- TASK TO CARRY OUT: Repeat the data word for word. Do not include the pictures.

- GIVEN MATERIAL:
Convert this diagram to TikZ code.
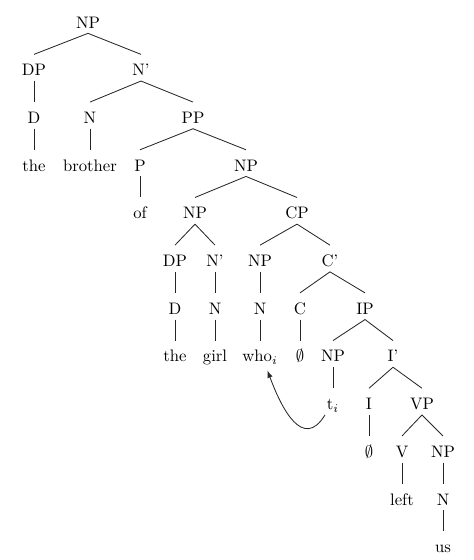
\documentclass[tikz,border=0pt]{standalone}
\usepackage{amssymb}
\begin{document}
\begin{tikzpicture}[x=0.6pt,y=-0.6pt,
  lbl/.style={anchor=base,inner sep=0pt,text height=12.6pt,text depth=3pt,font=\fontsize{10}{12}\selectfont},
  edge/.style={draw=black!85,line width=0.5pt}]
\useasboundingbox (0,0) rectangle (474,560);
% level 1
\node[lbl] (np1) at (88,28) {NP};
% level 2
\node[lbl] (dp1) at (34,75.7) {DP};
\node[lbl] (nb1) at (141,75.7) {N'};
% level 3
\node[lbl] (d1) at (34,123.4) {D};
\node[lbl] (n1) at (90,123.4) {N};
\node[lbl] (pp) at (193,123.4) {PP};
% level 4
\node[lbl] (the1) at (34,171.1) {the};
\node[lbl] (brother) at (90,171.1) {brother};
\node[lbl] (p) at (140,171.1) {P};
\node[lbl] (np2) at (246,171.1) {NP};
% level 5
\node[lbl] (of) at (140,218.8) {of};
\node[lbl] (np3) at (195,218.8) {NP};
\node[lbl] (cp) at (297,218.8) {CP};
% level 6
\node[lbl] (dp2) at (175,266.5) {DP};
\node[lbl] (nb2) at (215,266.5) {N'};
\node[lbl] (np4) at (260,266.5) {NP};
\node[lbl] (cb) at (330,266.5) {C'};
% level 7
\node[lbl] (d2) at (175,314.2) {D};
\node[lbl] (n2) at (215,314.2) {N};
\node[lbl] (n3) at (260,314.2) {N};
\node[lbl] (c) at (300,314.2) {C};
\node[lbl] (ip) at (365,314.2) {IP};
% level 8
\node[lbl] (the2) at (175,361.9) {the};
\node[lbl] (girl) at (215,361.9) {girl};
\node[lbl] (who) at (260,361.9) {who$_i$};
\node[lbl] (null1) at (300,361.9) {$\emptyset$};
\node[lbl] (np5) at (333,361.9) {NP};
\node[lbl] (ib) at (393,361.9) {I'};
% level 9
\node[lbl] (t) at (333,409.6) {t$_i$};
\node[lbl] (i) at (369,409.6) {I};
\node[lbl] (vp) at (422,409.6) {VP};
% level 10
\node[lbl] (null2) at (369,457.3) {$\emptyset$};
\node[lbl] (v) at (402,457.3) {V};
\node[lbl] (np6) at (443,457.3) {NP};
% level 11
\node[lbl] (left) at (402,505) {left};
\node[lbl] (n4) at (443,505) {N};
% level 12
\node[lbl] (us) at (443,552.7) {us};
% edges
\foreach \a/\b in {np1/dp1,np1/nb1,dp1/d1,d1/the1,nb1/n1,nb1/pp,n1/brother,pp/p,pp/np2,p/of,
  np2/np3,np2/cp,np3/dp2,np3/nb2,dp2/d2,nb2/n2,d2/the2,n2/girl,cp/np4,cp/cb,np4/n3,n3/who,
  cb/c,cb/ip,c/null1,ip/np5,ip/ib,np5/t,ib/i,ib/vp,i/null2,vp/v,vp/np6,v/left,np6/n4,n4/us}
  \draw[edge] (\a.south) -- (\b.north);
% movement arrow
\draw[edge,->,>=latex] ([xshift=-1pt]t.south west) .. controls +(-22,36) and +(14,38) .. ([xshift=4.5pt,yshift=-2pt]who.south);
\end{tikzpicture}
\end{document}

- TASK SOLUTION:
Convert this diagram to TikZ code.
\documentclass[tikz,border=0pt]{standalone}
\usepackage{amssymb}
\begin{document}
\begin{tikzpicture}[x=0.6pt,y=-0.6pt,
  lbl/.style={anchor=base,inner sep=0pt,text height=12.6pt,text depth=3pt,font=\fontsize{10}{12}\selectfont},
  edge/.style={draw=black!85,line width=0.5pt}]
\useasboundingbox (0,0) rectangle (474,560);
% level 1
\node[lbl] (np1) at (88,28) {NP};
% level 2
\node[lbl] (dp1) at (34,75.7) {DP};
\node[lbl] (nb1) at (141,75.7) {N'};
% level 3
\node[lbl] (d1) at (34,123.4) {D};
\node[lbl] (n1) at (90,123.4) {N};
\node[lbl] (pp) at (193,123.4) {PP};
% level 4
\node[lbl] (the1) at (34,171.1) {the};
\node[lbl] (brother) at (90,171.1) {brother};
\node[lbl] (p) at (140,171.1) {P};
\node[lbl] (np2) at (246,171.1) {NP};
% level 5
\node[lbl] (of) at (140,218.8) {of};
\node[lbl] (np3) at (195,218.8) {NP};
\node[lbl] (cp) at (297,218.8) {CP};
% level 6
\node[lbl] (dp2) at (175,266.5) {DP};
\node[lbl] (nb2) at (215,266.5) {N'};
\node[lbl] (np4) at (260,266.5) {NP};
\node[lbl] (cb) at (330,266.5) {C'};
% level 7
\node[lbl] (d2) at (175,314.2) {D};
\node[lbl] (n2) at (215,314.2) {N};
\node[lbl] (n3) at (260,314.2) {N};
\node[lbl] (c) at (300,314.2) {C};
\node[lbl] (ip) at (365,314.2) {IP};
% level 8
\node[lbl] (the2) at (175,361.9) {the};
\node[lbl] (girl) at (215,361.9) {girl};
\node[lbl] (who) at (260,361.9) {who$_i$};
\node[lbl] (null1) at (300,361.9) {$\emptyset$};
\node[lbl] (np5) at (333,361.9) {NP};
\node[lbl] (ib) at (393,361.9) {I'};
% level 9
\node[lbl] (t) at (333,409.6) {t$_i$};
\node[lbl] (i) at (369,409.6) {I};
\node[lbl] (vp) at (422,409.6) {VP};
% level 10
\node[lbl] (null2) at (369,457.3) {$\emptyset$};
\node[lbl] (v) at (402,457.3) {V};
\node[lbl] (np6) at (443,457.3) {NP};
% level 11
\node[lbl] (left) at (402,505) {left};
\node[lbl] (n4) at (443,505) {N};
% level 12
\node[lbl] (us) at (443,552.7) {us};
% edges
\foreach \a/\b in {np1/dp1,np1/nb1,dp1/d1,d1/the1,nb1/n1,nb1/pp,n1/brother,pp/p,pp/np2,p/of,
  np2/np3,np2/cp,np3/dp2,np3/nb2,dp2/d2,nb2/n2,d2/the2,n2/girl,cp/np4,cp/cb,np4/n3,n3/who,
  cb/c,cb/ip,c/null1,ip/np5,ip/ib,np5/t,ib/i,ib/vp,i/null2,vp/v,vp/np6,v/left,np6/n4,n4/us}
  \draw[edge] (\a.south) -- (\b.north);
% movement arrow
\draw[edge,->,>=latex] ([xshift=-1pt]t.south west) .. controls +(-22,36) and +(14,38) .. ([xshift=4.5pt,yshift=-2pt]who.south);
\end{tikzpicture}
\end{document}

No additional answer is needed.